▶ **What to work on**: Which lines fall between the line holding "Write a Python" and the line holding "plt.rcParams['font.family'] = ['Liberation", inclusive? Retype them exactly, without the pictures, and add nothing else.

▶ **Input data**:
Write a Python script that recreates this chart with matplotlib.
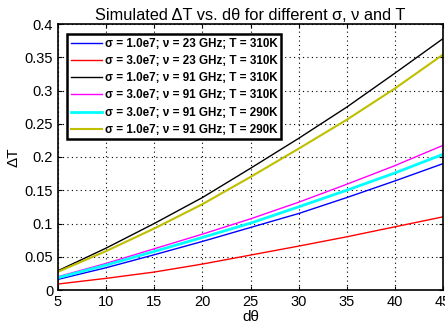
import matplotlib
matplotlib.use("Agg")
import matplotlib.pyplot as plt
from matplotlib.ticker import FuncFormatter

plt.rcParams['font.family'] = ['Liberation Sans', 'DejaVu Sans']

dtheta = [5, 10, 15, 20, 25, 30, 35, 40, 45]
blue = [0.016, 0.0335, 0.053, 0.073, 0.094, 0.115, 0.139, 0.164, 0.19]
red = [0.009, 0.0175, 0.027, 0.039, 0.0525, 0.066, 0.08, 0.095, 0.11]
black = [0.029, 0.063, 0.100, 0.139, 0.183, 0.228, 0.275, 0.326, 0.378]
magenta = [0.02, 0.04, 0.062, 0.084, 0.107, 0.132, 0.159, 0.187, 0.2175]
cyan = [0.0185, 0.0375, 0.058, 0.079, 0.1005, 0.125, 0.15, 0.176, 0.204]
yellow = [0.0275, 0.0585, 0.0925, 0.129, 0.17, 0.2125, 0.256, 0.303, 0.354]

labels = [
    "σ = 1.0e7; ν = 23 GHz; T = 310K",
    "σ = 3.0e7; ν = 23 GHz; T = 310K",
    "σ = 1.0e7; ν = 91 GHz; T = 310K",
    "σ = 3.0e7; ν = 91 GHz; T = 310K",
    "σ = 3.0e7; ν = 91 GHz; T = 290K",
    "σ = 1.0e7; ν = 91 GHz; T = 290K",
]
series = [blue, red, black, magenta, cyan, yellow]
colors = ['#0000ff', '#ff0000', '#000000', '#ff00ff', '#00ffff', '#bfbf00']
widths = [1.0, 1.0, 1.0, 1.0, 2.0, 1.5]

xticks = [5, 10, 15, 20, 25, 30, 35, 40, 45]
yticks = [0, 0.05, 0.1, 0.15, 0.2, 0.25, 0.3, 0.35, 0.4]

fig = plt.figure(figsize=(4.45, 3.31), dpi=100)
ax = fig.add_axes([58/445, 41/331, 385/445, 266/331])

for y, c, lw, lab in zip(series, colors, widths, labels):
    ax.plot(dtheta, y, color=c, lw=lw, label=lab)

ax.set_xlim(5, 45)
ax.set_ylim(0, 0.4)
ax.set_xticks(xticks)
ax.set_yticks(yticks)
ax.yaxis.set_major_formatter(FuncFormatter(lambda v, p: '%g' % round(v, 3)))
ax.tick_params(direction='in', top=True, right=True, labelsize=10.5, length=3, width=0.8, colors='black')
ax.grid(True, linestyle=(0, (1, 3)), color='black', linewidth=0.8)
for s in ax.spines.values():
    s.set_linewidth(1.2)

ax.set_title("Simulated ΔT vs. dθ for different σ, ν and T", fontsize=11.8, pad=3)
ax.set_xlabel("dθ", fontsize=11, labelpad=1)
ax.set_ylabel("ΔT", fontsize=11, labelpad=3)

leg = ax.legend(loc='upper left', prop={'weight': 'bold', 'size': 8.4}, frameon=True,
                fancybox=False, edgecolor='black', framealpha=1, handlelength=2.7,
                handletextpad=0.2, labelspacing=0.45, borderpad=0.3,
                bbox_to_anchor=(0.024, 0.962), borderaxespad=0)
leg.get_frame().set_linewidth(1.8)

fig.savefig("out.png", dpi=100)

* * *

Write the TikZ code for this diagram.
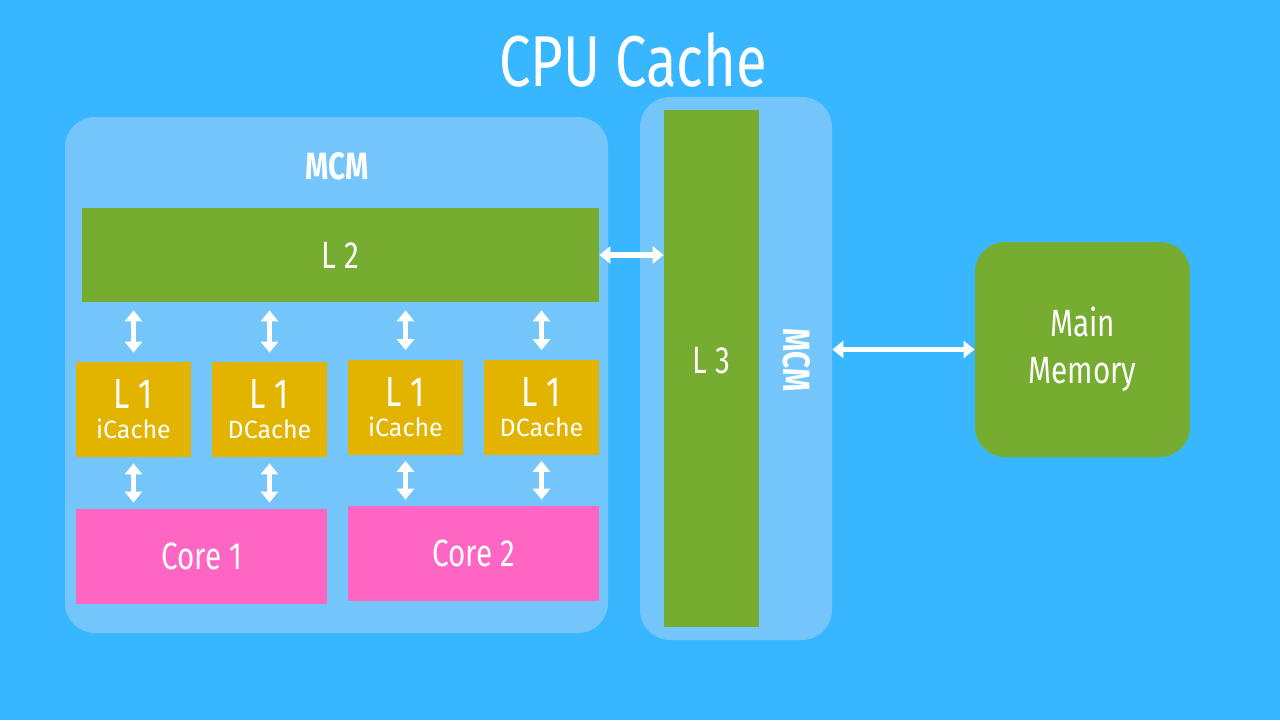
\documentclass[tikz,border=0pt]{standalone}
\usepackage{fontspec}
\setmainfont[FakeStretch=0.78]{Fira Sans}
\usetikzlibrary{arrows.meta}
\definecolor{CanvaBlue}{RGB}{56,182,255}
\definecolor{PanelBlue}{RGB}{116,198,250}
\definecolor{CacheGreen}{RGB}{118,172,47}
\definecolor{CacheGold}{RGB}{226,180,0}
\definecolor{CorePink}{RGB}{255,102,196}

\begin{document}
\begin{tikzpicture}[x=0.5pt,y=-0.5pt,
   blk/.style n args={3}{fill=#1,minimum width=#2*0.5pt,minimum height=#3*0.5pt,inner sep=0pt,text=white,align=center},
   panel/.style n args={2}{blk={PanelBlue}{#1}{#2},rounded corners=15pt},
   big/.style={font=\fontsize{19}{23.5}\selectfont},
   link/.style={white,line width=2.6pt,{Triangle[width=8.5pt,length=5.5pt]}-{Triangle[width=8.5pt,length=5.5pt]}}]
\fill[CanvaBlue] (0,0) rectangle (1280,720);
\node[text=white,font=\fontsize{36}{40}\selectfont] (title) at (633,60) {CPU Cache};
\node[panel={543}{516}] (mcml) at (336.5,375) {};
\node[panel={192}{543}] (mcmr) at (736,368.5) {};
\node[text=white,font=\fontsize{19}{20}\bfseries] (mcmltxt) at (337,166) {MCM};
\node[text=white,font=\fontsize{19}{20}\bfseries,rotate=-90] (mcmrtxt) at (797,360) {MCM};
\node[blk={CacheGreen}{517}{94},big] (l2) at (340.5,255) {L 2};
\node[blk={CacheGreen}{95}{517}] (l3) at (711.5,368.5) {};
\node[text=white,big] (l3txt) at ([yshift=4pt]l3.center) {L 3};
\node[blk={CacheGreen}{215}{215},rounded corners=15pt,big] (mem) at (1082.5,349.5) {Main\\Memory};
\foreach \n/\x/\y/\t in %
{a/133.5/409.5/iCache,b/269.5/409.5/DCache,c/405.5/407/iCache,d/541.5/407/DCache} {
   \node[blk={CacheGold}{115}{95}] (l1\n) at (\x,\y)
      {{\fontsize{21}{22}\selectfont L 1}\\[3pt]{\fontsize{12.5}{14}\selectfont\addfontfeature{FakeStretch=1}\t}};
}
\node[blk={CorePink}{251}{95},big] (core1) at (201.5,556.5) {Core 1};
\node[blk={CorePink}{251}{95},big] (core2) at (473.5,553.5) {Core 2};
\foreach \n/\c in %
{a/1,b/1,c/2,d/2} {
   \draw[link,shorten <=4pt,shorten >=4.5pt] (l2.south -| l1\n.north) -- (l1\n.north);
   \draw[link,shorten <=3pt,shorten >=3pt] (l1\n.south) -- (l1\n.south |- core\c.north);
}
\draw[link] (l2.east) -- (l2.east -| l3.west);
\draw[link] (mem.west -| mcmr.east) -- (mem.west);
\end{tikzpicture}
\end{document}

...

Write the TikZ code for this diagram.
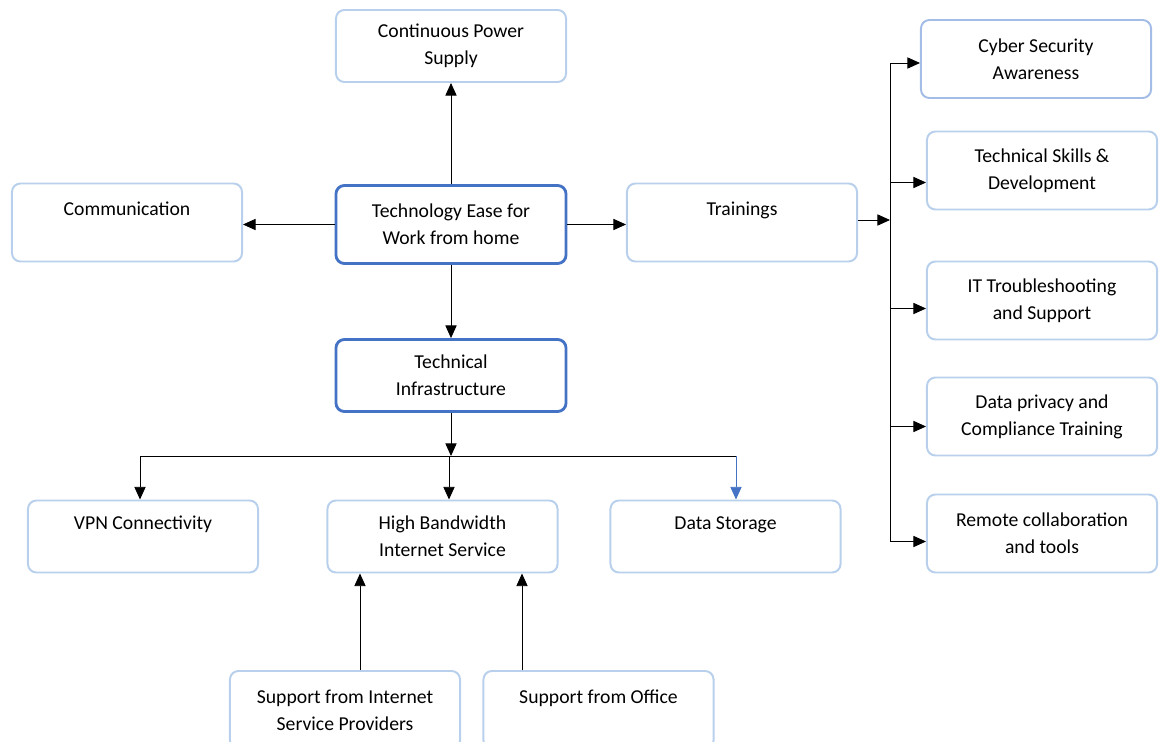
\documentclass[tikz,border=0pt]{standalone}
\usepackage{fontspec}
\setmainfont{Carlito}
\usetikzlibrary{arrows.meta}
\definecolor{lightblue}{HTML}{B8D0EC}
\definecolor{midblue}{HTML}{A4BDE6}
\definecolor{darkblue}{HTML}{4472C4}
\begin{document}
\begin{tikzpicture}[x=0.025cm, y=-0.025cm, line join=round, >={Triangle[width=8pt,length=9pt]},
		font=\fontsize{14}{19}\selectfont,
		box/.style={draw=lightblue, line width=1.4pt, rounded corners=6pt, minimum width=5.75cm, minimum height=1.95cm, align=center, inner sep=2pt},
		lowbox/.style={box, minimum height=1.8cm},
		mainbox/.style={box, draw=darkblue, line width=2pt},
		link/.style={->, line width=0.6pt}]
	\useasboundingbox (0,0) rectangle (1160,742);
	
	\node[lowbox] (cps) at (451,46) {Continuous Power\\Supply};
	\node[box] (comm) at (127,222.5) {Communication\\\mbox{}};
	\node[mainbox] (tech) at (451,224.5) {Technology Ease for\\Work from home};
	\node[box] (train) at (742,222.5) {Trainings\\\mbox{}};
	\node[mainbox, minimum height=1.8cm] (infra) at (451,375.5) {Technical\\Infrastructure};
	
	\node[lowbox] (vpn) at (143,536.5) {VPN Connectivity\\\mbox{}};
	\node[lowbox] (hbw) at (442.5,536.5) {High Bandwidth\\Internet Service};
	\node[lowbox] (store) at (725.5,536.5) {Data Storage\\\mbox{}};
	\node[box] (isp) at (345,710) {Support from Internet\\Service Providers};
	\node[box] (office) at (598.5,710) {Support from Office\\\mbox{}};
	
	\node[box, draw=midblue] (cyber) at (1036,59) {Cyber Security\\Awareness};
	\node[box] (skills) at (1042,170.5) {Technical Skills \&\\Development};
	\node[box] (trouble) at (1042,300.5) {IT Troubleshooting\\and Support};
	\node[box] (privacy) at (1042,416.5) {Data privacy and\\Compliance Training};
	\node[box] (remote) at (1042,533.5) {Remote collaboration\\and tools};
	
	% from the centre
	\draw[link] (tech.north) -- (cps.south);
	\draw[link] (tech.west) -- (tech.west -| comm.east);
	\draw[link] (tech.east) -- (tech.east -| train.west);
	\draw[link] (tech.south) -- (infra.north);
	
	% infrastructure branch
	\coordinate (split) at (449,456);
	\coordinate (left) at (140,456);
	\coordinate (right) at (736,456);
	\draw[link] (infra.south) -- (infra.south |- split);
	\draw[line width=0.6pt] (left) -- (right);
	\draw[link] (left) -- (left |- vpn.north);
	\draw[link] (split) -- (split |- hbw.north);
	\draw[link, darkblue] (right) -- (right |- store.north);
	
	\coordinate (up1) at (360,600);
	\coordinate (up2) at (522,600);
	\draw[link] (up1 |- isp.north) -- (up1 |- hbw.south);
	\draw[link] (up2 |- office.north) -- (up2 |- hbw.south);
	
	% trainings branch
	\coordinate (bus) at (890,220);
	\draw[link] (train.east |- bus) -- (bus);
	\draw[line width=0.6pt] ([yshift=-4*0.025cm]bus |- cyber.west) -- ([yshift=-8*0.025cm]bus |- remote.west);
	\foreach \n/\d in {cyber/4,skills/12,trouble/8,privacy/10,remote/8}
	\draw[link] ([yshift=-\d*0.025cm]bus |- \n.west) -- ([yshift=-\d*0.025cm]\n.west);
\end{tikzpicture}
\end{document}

▶ **The reply**:
Write a Python script that recreates this chart with matplotlib.
import matplotlib
matplotlib.use("Agg")
import matplotlib.pyplot as plt
from matplotlib.ticker import FuncFormatter

plt.rcParams['font.family'] = ['Liberation Sans', 'DejaVu Sans']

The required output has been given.